I'd like this question to go to "Richard only" since he has helped me many times in the past and has spoken specifically on this issue. In preparation for a future sale of some real estate, I asked Richard to explain to me the nuances of a 1031 like-kind real estate transaction. I have now accepted an offer to buy my office building in Memphis with a closing date of June 21, 2016. I'd like to invest the proceeds in rental property in Nashville within the timeframes allowed for a 1031 like-kind exchange. My question concerns the ramifications of changing the ownership from a 50-50 Partnership with my wife to an LLC. Is this allowed with the 1031 exchange or will this trigger a change of ownership taxable event? My wife seems to think that we may avoid some future transfer tax if she includes our children as non-voting members of the LLC. Is she wrong? Finally, if going from a partnership to an LLC is a taxable event and we decide not to set up an LLC with this 1031 exchange, can you comment of the benefits of an LLC and suggest who should be members in our circumstances? Thanks! (Any cautions to be aware of in LLC's will also be appreciated.
Submitted: 5 months ago.
Category: Tax
Expert:  Tax-Scholar replied 5 months ago.
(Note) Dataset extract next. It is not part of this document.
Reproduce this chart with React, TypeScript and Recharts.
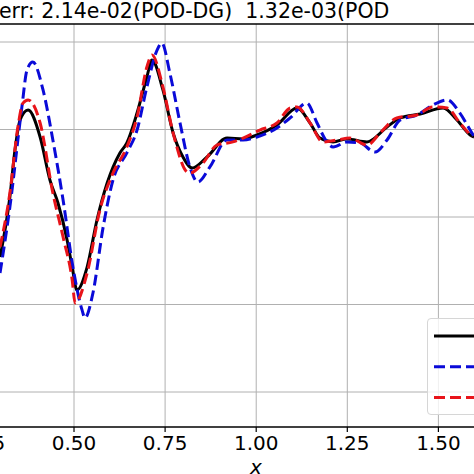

Welcome to Just Answers! I wanted to add my expertise to this discussion and will defer to Richard. 1) In order to accomplish the 1031 you'll need to use a Qualified Intermediary. They will close on the sale of the office building and then invest the cash in replacement property. The closing statement must list a QI as the seller and not the Partnership. This is called a deferred 1031 exchange. 2) I would avoid converting to a LLC mid-stream (i.e. after the initial sale in June but before closing on replacement property) 3) The conversion should be easy enough. Just need to file some paperwork with the secretary of state. 4) The conversation is tax and is treated as liquidation of the Partnership followed by a contribution to the LLC. This is tax free and no need for an EIN. This conversation does not terminate the partnership for tax. There is not short year return and the methods of the old partnership continue on with the LLC. Note that LLCs are taxed as partnerships when there is two or more members. 5) Will your children be able to purchase LLC interest from you or will they be gifts? Note that a gift tax return could be required. The LLC will not be considered a family partnership. 6) I'm not familiar with TN transfer tax. I"ll let Richard answer this. Good luck. Just wanted to help no need to accept answer. I'll also add that all of this is complex and you'll want to work with a CPA to accomplish this. I would not recommend making gifts and doing a 1031 withouth the help of a CPA.
Customer: replied 5 months ago.
Thanks this information is very helpful!
Expert:  Tax-Scholar replied 5 months ago.
Your welcome. Is there anything else I can help with as it looks like Richard has been offline for several days now?